Sumber kementerian pertahanan juga melaporkan bentrokan yang terjadi di desa Tanita, dengan pasukan militer Suriah menggeledah rumah-rumah di beberapa area yang terkena dampak kekerasan.
Kekerasan yang Merenggut Banyak Nyawa Warga Sipil
Di Baniyas, sebuah kota di selatan, Samir Haidar, 67 tahun, menceritakan bagaimana dua saudara laki-lakinya dan keponakannya dibunuh oleh kelompok bersenjata yang memasuki rumah penduduk. “Mereka mengumpulkan semua pria di atap dan menembaki mereka,” kata Haidar merujuk pada peristiwa yang ia sebut sebagai “pembantaian.”
Reaksi Internasional: Kutukan dari Berbagai Pihak
Kepala hak asasi manusia Perserikatan Bangsa-Bangsa (PBB), Volker Turk, menyatakan bahwa pembunuhan ini “harus segera dihentikan.” Beberapa negara, termasuk Liga Arab, Amerika Serikat (AS), Inggris, dan negara-negara lainnya, turut mengutuk kekerasan yang terjadi.

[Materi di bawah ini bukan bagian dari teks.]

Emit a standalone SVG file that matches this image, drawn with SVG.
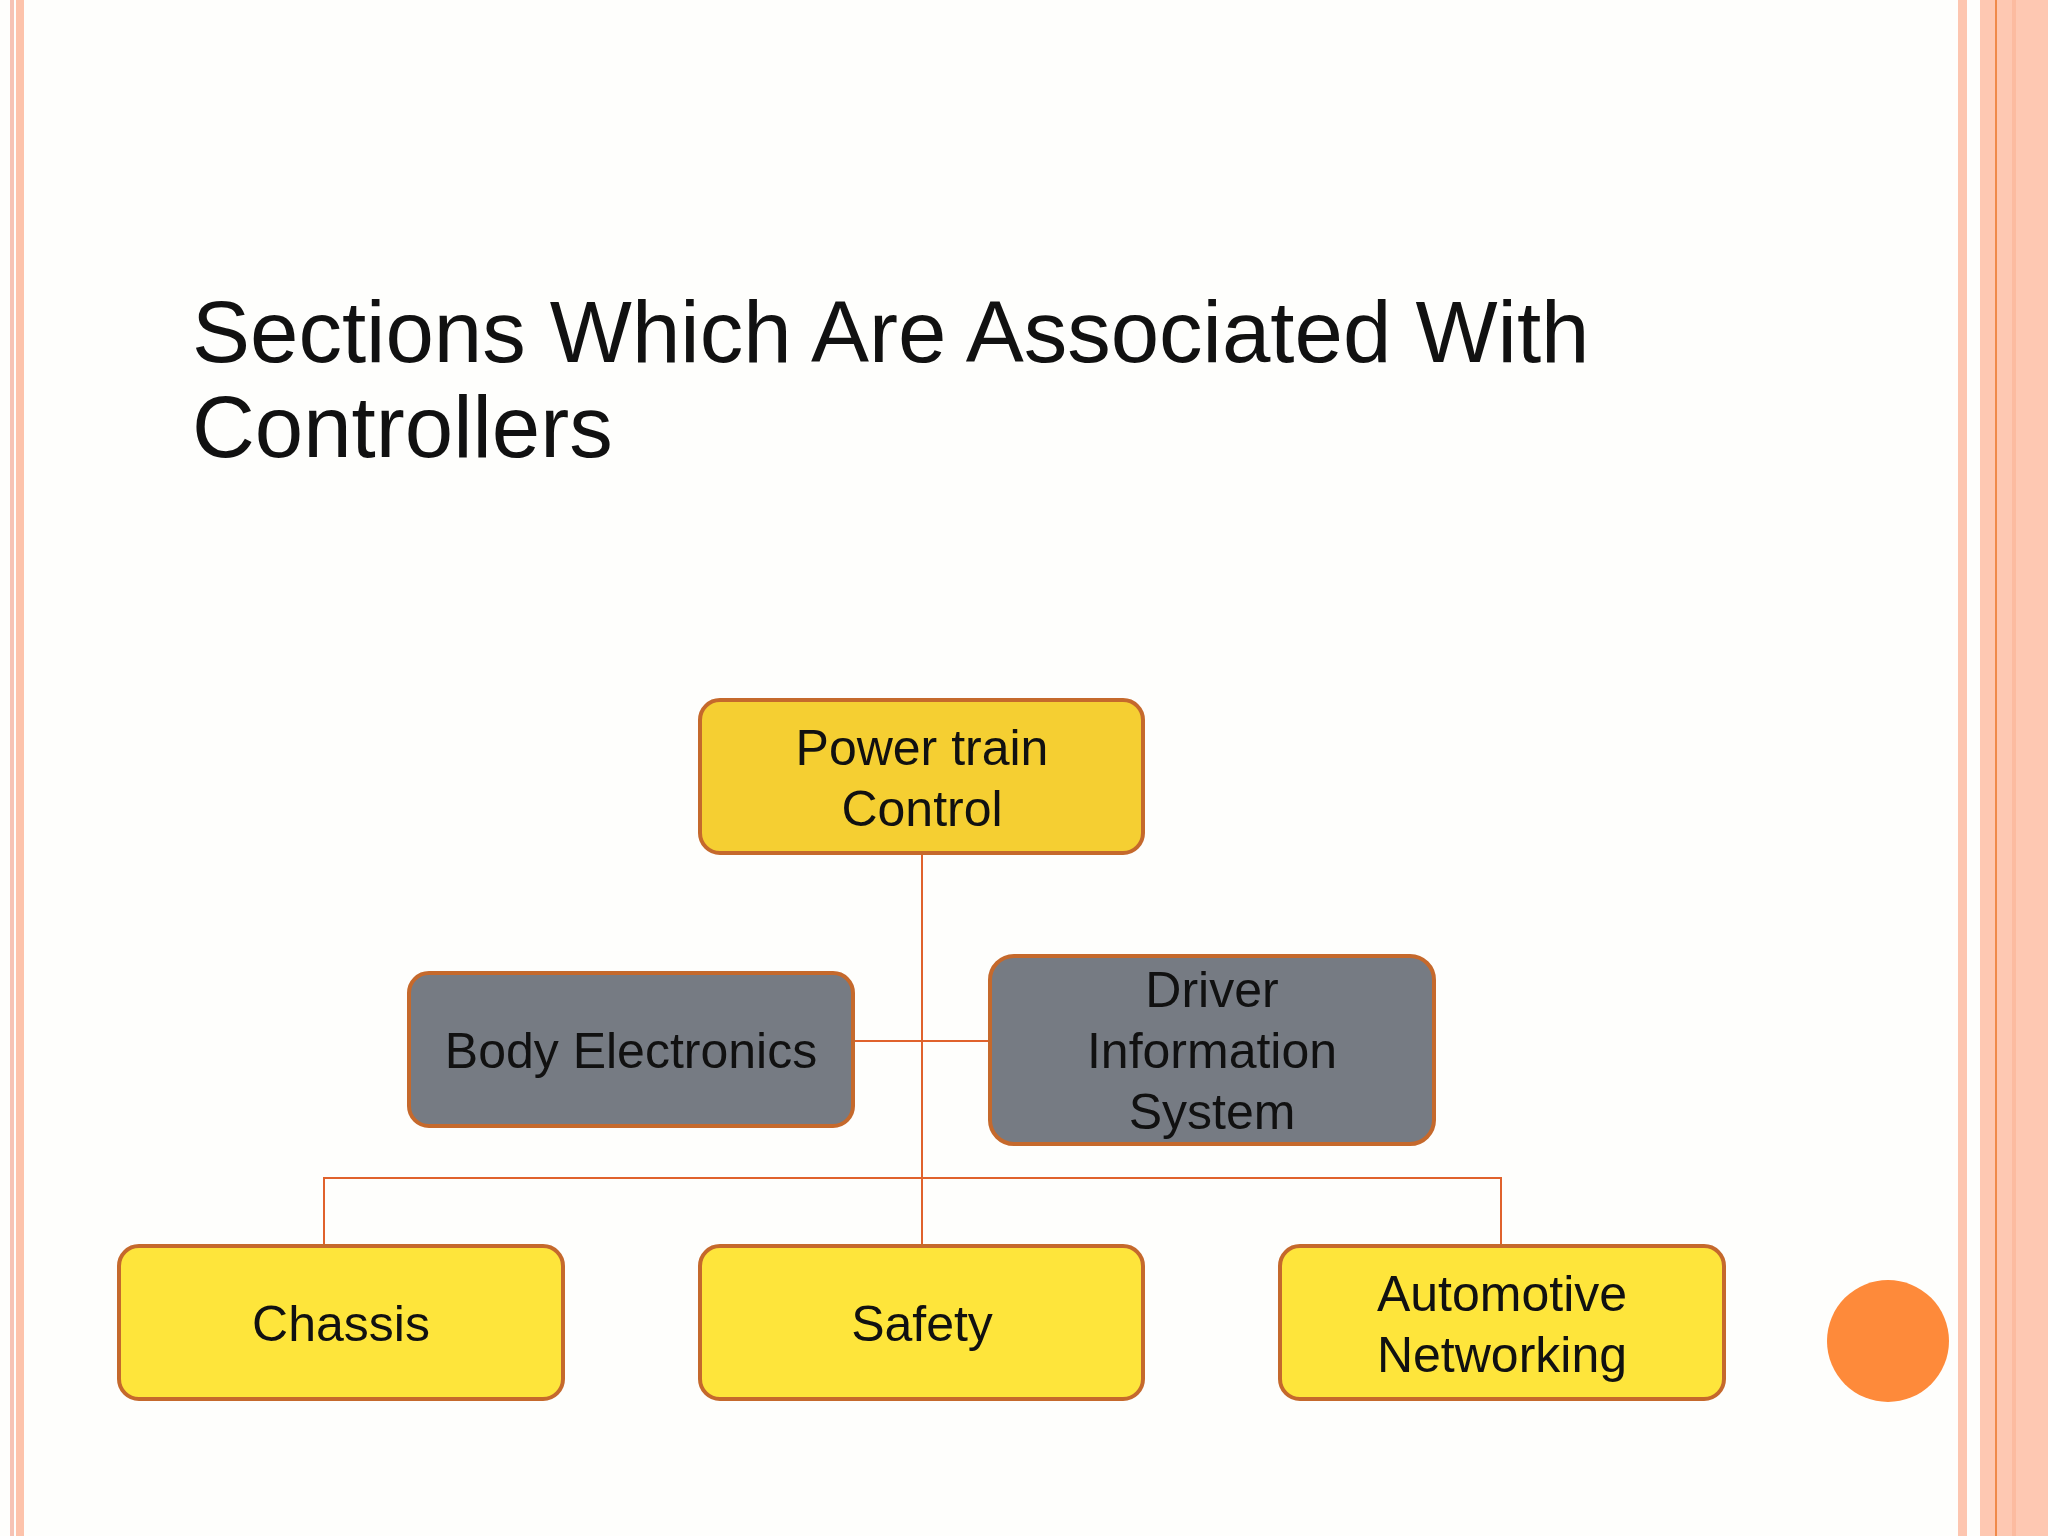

Pemerintahan semi-otonom Kurdi di wilayah utara dan timur Suriah juga mengecam tindakan ini, menegaskan bahwa praktik semacam ini membawa rakyat Suriah kembali ke masa kelam yang tidak ingin mereka alami lagi.
Harapan untuk Masa Depan yang Lebih Baik
Pemerintah baru Suriah yang dipimpin oleh kelompok Islamis Hayat Tahrir al-Sham (HTS) berjanji untuk melindungi minoritas agama dan etnis di Suriah. Kelompok ini sebelumnya terlibat dalam penggulingan Bashar al-Assad pada Desember lalu. Pemerintah ini juga telah membuka pintu untuk diplomasi dengan Barat dan negara-negara tetangga, berusaha meringankan sanksi internasional dan mendatangkan investasi untuk membangun kembali negara yang hancur akibat perang saudara selama 13 tahun.
Suriah berkomitmen untuk dibangun kembali berdasarkan “aturan hukum,” seperti yang dijanjikan oleh Sharaa.